Both articles featured comments from compensation expert Graeff Crystal who explained that the government could have changed compensation patterns on Wall Street forever (the Wall Street boys needed the money), but Congress instead took a pass. It would have been great if Crystal’s views were part of the public debate before the bill was passed.
This brings up option number 3, hand the money over but with real conditions. Congress could have said that banks that got TARP money, funds through the Fed’s special lending facilities, or benefited from the various Treasury and FDIC insurance commitments had to:
a) strictly limit all pay in all forms for the next five years;
b) set up a clear, legally enforceable plan for writing down underwater mortgages on their books;
c) agree to a breakup schedule that would get them below “too big to fail” size by a set date.
To my mind, option #3 was clearly the best route since it would fix the financial industry and avoid the crash that would result from going cold turkey in option #1. But let’s say that the choice is just the full crash in option #1 or the handout in option #2. In order to seriously decide between these we need some basis for assessing the size of the downturn.
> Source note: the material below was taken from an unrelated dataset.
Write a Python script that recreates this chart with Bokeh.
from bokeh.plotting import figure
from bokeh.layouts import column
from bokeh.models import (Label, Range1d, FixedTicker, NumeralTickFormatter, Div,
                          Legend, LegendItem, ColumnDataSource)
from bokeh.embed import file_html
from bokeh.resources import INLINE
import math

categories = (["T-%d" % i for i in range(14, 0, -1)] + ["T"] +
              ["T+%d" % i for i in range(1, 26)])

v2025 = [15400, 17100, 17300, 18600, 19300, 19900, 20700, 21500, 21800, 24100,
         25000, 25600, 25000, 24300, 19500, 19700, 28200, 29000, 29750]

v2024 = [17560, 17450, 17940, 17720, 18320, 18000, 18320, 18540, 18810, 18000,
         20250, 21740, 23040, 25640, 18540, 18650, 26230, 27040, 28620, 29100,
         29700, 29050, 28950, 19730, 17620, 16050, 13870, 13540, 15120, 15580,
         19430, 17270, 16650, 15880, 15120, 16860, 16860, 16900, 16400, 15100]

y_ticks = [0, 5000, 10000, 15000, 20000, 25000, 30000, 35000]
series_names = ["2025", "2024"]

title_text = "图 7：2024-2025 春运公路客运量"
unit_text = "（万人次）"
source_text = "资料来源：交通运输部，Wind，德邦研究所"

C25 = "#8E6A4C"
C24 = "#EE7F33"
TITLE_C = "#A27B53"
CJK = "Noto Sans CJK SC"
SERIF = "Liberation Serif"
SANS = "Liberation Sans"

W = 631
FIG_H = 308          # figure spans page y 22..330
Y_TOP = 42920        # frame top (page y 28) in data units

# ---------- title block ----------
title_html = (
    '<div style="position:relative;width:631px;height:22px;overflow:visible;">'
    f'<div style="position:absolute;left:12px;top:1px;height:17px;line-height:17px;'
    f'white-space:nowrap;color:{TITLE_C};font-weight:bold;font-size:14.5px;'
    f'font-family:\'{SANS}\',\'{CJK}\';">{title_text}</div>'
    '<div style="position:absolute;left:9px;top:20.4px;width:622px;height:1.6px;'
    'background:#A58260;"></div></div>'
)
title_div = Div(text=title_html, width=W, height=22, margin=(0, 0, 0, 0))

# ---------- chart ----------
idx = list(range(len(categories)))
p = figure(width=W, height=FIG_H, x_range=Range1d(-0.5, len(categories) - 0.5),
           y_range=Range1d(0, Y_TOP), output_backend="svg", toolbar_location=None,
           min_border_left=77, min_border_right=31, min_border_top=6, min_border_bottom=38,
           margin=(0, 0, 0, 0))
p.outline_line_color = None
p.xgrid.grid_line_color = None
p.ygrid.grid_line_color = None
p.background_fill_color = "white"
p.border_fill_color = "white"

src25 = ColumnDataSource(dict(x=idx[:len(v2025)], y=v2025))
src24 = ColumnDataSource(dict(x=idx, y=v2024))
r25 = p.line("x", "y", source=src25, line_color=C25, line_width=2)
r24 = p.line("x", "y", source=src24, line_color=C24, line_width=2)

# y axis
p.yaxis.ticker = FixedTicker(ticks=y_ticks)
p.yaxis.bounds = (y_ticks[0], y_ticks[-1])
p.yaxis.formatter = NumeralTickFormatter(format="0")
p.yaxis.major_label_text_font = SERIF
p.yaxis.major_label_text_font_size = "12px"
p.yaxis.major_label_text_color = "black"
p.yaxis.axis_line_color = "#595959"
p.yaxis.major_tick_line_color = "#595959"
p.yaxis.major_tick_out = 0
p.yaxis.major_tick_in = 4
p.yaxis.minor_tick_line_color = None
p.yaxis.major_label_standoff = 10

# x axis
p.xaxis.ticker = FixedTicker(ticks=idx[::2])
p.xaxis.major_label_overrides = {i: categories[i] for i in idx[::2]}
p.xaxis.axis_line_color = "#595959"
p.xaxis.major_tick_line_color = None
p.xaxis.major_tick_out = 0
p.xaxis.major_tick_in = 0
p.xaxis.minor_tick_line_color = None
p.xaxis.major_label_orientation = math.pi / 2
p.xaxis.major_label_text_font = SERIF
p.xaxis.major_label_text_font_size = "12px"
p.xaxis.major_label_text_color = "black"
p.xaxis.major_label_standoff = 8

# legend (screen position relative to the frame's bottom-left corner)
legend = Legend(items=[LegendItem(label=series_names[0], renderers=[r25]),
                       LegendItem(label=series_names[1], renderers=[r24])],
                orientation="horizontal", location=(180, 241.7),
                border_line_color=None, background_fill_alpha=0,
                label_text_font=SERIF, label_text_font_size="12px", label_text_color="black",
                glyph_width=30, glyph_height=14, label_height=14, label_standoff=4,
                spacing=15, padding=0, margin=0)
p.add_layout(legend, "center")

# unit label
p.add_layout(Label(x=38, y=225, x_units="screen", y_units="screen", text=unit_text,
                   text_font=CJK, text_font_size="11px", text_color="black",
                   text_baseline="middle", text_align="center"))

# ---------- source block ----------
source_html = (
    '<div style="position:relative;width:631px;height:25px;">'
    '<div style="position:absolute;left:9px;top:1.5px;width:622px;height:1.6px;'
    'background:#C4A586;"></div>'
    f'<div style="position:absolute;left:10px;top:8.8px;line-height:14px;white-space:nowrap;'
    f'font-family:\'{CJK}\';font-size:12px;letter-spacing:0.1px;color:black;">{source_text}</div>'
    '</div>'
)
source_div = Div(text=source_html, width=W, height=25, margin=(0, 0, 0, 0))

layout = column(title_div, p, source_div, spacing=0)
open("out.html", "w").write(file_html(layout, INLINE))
Saying that the short-term impact would have been worse in option #2 doesn’t tell us anything about the proper policy choice. We pay short-term costs for long-term benefits all the time. We need the terms of the trade-off.
In ths respect, the commonly claimed “second Great Depression”scenario is, to use a technical economic term, “crap.” The first Great Depression, by which I mean a decade of double-digit unemployment was not locked in stone by the mistakes made at its onset. There was nothing that would have prevented the government from having the sort of massive stimulus spending that eventually got us back to full employment (a.k.a. World War II) in 1931 instead of 1941 and without the war. The fact that we remained in a depression for more than a decade was due to inadequate policy response.
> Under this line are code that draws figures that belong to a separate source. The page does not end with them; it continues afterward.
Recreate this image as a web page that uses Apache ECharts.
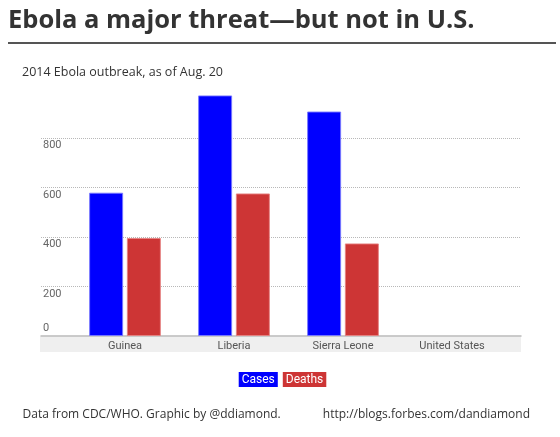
<!DOCTYPE html>
<html>
<head>
<meta charset="utf-8">
<script src="https://cdn.jsdelivr.net/npm/echarts@6/dist/echarts.min.js"></script>
<style>html,body{margin:0;padding:0;background:#fff}#c{width:560px;height:437px}</style>
</head>
<body>
<div id="c"></div>
<script>
const categories = ['Guinea', 'Liberia', 'Sierra Leone', 'United States'];
const cases = [579, 972, 907, 0];
const deaths = [396, 576, 374, 0];
const yTicks = [0, 200, 400, 600, 800];
const seriesNames = ['Cases', 'Deaths'];

const chart = echarts.init(document.getElementById('c'), null, {renderer: 'canvas'});
const narrow = "'Roboto', sans-serif";
const GT = 88.5, GB = 101;
const toItems = (arr) => arr.map(v => ({value: v, itemStyle: v === 0 ? {borderWidth: 0} : {}}));
chart.setOption({
  animation: false,
  backgroundColor: '#ffffff',
  title: [
    {text: 'Ebola a major threat\u2014but not in U.S.', left: 3, top: 3,
     textStyle: {fontFamily: "'Open Sans', sans-serif", fontWeight: 'bold', fontSize: 25.5, color: '#333333'}},
    {text: '2014 Ebola outbreak, as of Aug. 20', left: 17, top: 61,
     textStyle: {fontFamily: "'Open Sans', sans-serif", fontWeight: 'normal', fontSize: 12.5, color: '#333333'}},
    {text: 'Data from CDC/WHO. Graphic by @ddiamond.', left: 17.5, top: 404,
     textStyle: {fontFamily: "'Open Sans', sans-serif", fontWeight: 'normal', fontSize: 12, color: '#333333'}},
    {text: 'http://blogs.forbes.com/dandiamond', right: 25, top: 404,
     textStyle: {fontFamily: "'Open Sans', sans-serif", fontWeight: 'normal', fontSize: 12, color: '#333333'}}
  ],
  graphic: [
    {type: 'line', shape: {x1: 8, y1: 43, x2: 556, y2: 43}, style: {stroke: '#555555', lineWidth: 2}},
    {type: 'rect', z: -1, shape: {x: 40, y: 336.5, width: 481, height: 15.5}, style: {fill: '#efefef'}}
  ],
  legend: {
    data: seriesNames.map((n, i) => ({name: n, textStyle: {backgroundColor: i === 0 ? '#0000ff' : '#cd3535'}})),
    top: 366, left: 'center', itemWidth: 0, itemHeight: 0, itemGap: -2, icon: 'rect',
    selectedMode: false,
    textStyle: {color: '#ffffff', fontFamily: narrow, fontSize: 12, padding: [2, 3, 1, 3],
      borderColor: 'rgba(255,255,255,0.4)', borderWidth: 1}
  },
  grid: [
    {left: 41, right: 39, top: GT, bottom: GB},
    {left: 70.5, right: 53.5, top: GT, bottom: GB}
  ],
  xAxis: [
    {gridIndex: 0, type: 'value', min: 0, max: 1,
     axisLine: {show: true, lineStyle: {color: '#bbbbbb', width: 1.5}},
     axisTick: {show: false}, axisLabel: {show: false}, splitLine: {show: false}},
    {gridIndex: 1, type: 'category', data: categories,
     axisLine: {show: false}, axisTick: {show: false},
     axisLabel: {color: '#555555', fontFamily: narrow, fontSize: 11, margin: 5}}
  ],
  yAxis: [
    {gridIndex: 0, type: 'value', min: 0, max: 1000, interval: 200,
     axisLine: {show: false}, axisTick: {show: false},
     splitLine: {show: true, showMinLine: false, showMaxLine: false,
       lineStyle: {color: '#b8b8b8', type: [1, 1], width: 1}},
     axisLabel: {inside: true, margin: 2, align: 'left', showMaxLabel: false,
       formatter: v => yTicks.indexOf(v) === 0 ? '{b|' + v + '}' : '{a|' + v + '}',
       rich: {
         a: {color: '#666666', fontFamily: narrow, fontSize: 11, padding: [15, 0, 0, 0]},
         b: {color: '#666666', fontFamily: narrow, fontSize: 11, padding: [0, 0, 15, 0]}
       }}},
    {gridIndex: 1, type: 'value', min: 0, max: 1000, show: false}
  ],
  series: [
    {name: seriesNames[0], type: 'bar', xAxisIndex: 1, yAxisIndex: 1, data: toItems(cases),
     barWidth: 34, barGap: '11%',
     itemStyle: {color: '#0000ff', borderColor: 'rgba(120,120,255,0.9)', borderWidth: 1}},
    {name: seriesNames[1], type: 'bar', xAxisIndex: 1, yAxisIndex: 1, data: toItems(deaths),
     barWidth: 34, barGap: '11%',
     itemStyle: {color: '#cd3535', borderColor: 'rgba(230,130,130,0.9)', borderWidth: 1}}
  ]
});
</script>
</body>
</html>
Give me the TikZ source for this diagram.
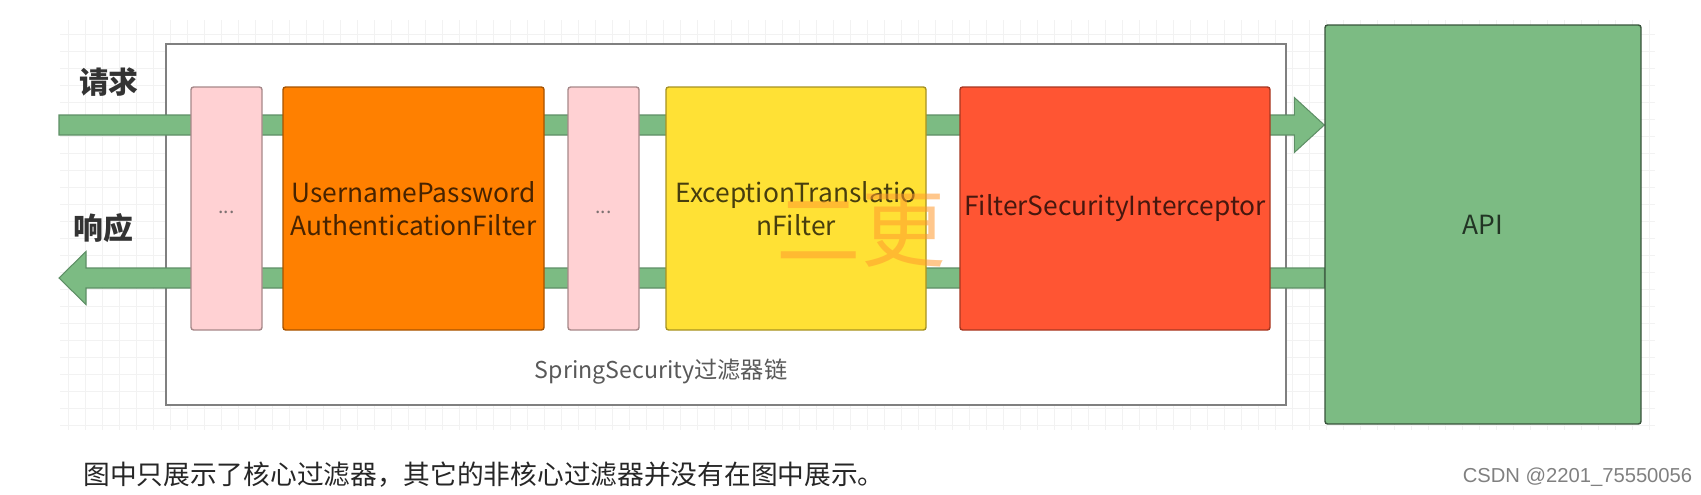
\documentclass[tikz,border=0pt]{standalone}
\usepackage{fontspec}
\setmainfont{Noto Sans CJK SC}
\newfontfamily\csdnfont{Liberation Sans}
\usepackage{tikz}
\usetikzlibrary{calc}
\pgfdeclarelayer{back}
\pgfdeclarelayer{mid}
\pgfsetlayers{back,mid,main}

\definecolor{bandgreen}{HTML}{7CBB83}
\definecolor{bandedge}{HTML}{5E8F66}
\definecolor{pinkfill}{HTML}{FFD1D3}
\definecolor{orangefill}{HTML}{FF8000}
\definecolor{yellowfill}{HTML}{FFE135}
\definecolor{redfill}{HTML}{FF5533}
\definecolor{wmorange}{HTML}{FF9A2E}

\begin{document}
\begin{tikzpicture}[
  filterbox/.style={draw=#1!65!black, fill=#1, rounded corners=1.5pt, line width=0.8pt,
    minimum height=4.86cm, inner sep=0pt, align=center, text=black, text opacity=0.72,
    font=\fontsize{15}{19}\selectfont},
  dotsbox/.style={filterbox=pinkfill, minimum width=1.42cm, text=black!70,
    font=\fontsize{11}{13}\selectfont},
  band/.style={fill=bandgreen, draw=bandedge, line width=0.6pt, line join=miter},
  sidetext/.style={font=\fontsize{17}{20}\selectfont\bfseries, text=black!80},
  gridline/.style={draw=black!5, line width=0.3pt}
]
\useasboundingbox (0,0) rectangle (34.02,-9.9);

% chain frame and grid
\begin{pgfonlayer}{back}
\draw[gridline, step=0.34] (1.2,-0.4) grid (33.1,-8.6);
\node[draw=black!50, fill=white, line width=1.2pt, minimum width=22.4cm, minimum height=7.22cm] (chain) at (14.52,-4.49) {};
\end{pgfonlayer}

\node[dotsbox] (dots1) at (4.53,-4.17) {\raisebox{-0.2cm}{...}};
\node[filterbox=orangefill, minimum width=5.22cm] (upaf) at (8.27,-4.17) {UsernamePassword\\AuthenticationFilter};
\node[dotsbox] (dots2) at (12.07,-4.17) {\raisebox{-0.2cm}{...}};
\node[filterbox=yellowfill, minimum width=5.2cm] (etf) at (15.92,-4.17) {ExceptionTranslatio\\nFilter};
\node[filterbox=redfill, minimum width=6.2cm] (fsi) at (22.3,-4.17) {FilterSecurityInterceptor};
\node[filterbox=bandgreen, draw=black!55!bandgreen, minimum width=6.32cm, minimum height=7.98cm] (api) at (29.66,-4.49) {API};

\node[font=\fontsize{13.2}{16}\selectfont, text=black!65] (chaintext) at (13.22,-7.44) {SpringSecurity过滤器链};

\node[sidetext] (reqtext) at (2.18,-1.64) {请求};
\node[sidetext] (resptext) at (2.06,-4.56) {响应};

\coordinate (req) at (1.18,-2.5);
\coordinate (resp) at (1.18,-5.56);

% request and response bands
\begin{pgfonlayer}{mid}
\draw[band] ($(req)+(0,0.2)$) -- ($(api.west |- req)+(-0.6,0.2)$) -- ++(0,0.35) -- (api.west |- req)
  -- ($(api.west |- req)+(-0.6,-0.55)$) -- ++(0,0.35) -- ($(req)+(0,-0.2)$) -- cycle;
\draw[band] ($(api.west |- resp)+(0,0.2)$) -- ($(resp)+(0.54,0.2)$) -- ++(0,0.33) -- (resp)
  -- ($(resp)+(0.54,-0.53)$) -- ++(0,0.33) -- ($(api.west |- resp)+(0,-0.2)$) -- cycle;
\end{pgfonlayer}

\node[text=wmorange, text opacity=0.55, font=\fontsize{48}{50}\selectfont] (mark) at (17.22,-4.62) {二更};

\node[font=\fontsize{15.2}{18}\selectfont, text=black!85] (caption) at (9.68,-9.5) {图中只展示了核心过滤器，其它的非核心过滤器并没有在图中展示。};
\node[font=\csdnfont\fontsize{11.5}{13}\selectfont, text=black!50] (csdn) at (31.55,-9.54) {CSDN @2201\_75550056};
\end{tikzpicture}
\end{document}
In this respect, to claim that if we let the banks collapse we would have been destined to suffer a decade of double digit unemployment is absurd. That would only be the result if we continued to have bad policy, not just in 2008, but in 2010, in 2012, right through to 2018.
The serious question is how bad could we reasonably expect the downturn to have been if we had gone the cold turkey route. The place to look for insight on this question is Argentina, which went the financial collapse route in December of 2001. This was the real deal. Banks shut, no access to ATMs, no one knowing when they could get their money out of their bank, if they ever could.
This collapse led to a plunge in GDP for three months, followed by three months in which the economy stabilized and then six years of robust growth. It took the country a year and a half to make up the output lost following the crisis.
While there is no guarantee that the Bernanke-Geithner team would be as competent as Argentina’s crew, if we assume for the moment they are, then the relevant question would be if it is worth this sort of downturn to clean up the financial sector once and for all. I’m inclined to say yes, but I certainly could understand that others may view the situation differently.
Anyhow, this is the debate that we should have had the time and at least be acknowledging in retrospect. The cost of the not doing the bailout was not a second Great Depression.
[One other point — we only made a profit on the bailout in the way that if the government made mortgage loans available at 1.0 percent interest we would make a profit. That’s not the way serious people do accounting. If we want to know the subsidies involved in the TARP we can look at the study commissioned by Elizabeth Warren’s oversight commission. And remember, TARP was much smaller than the Fed programs.]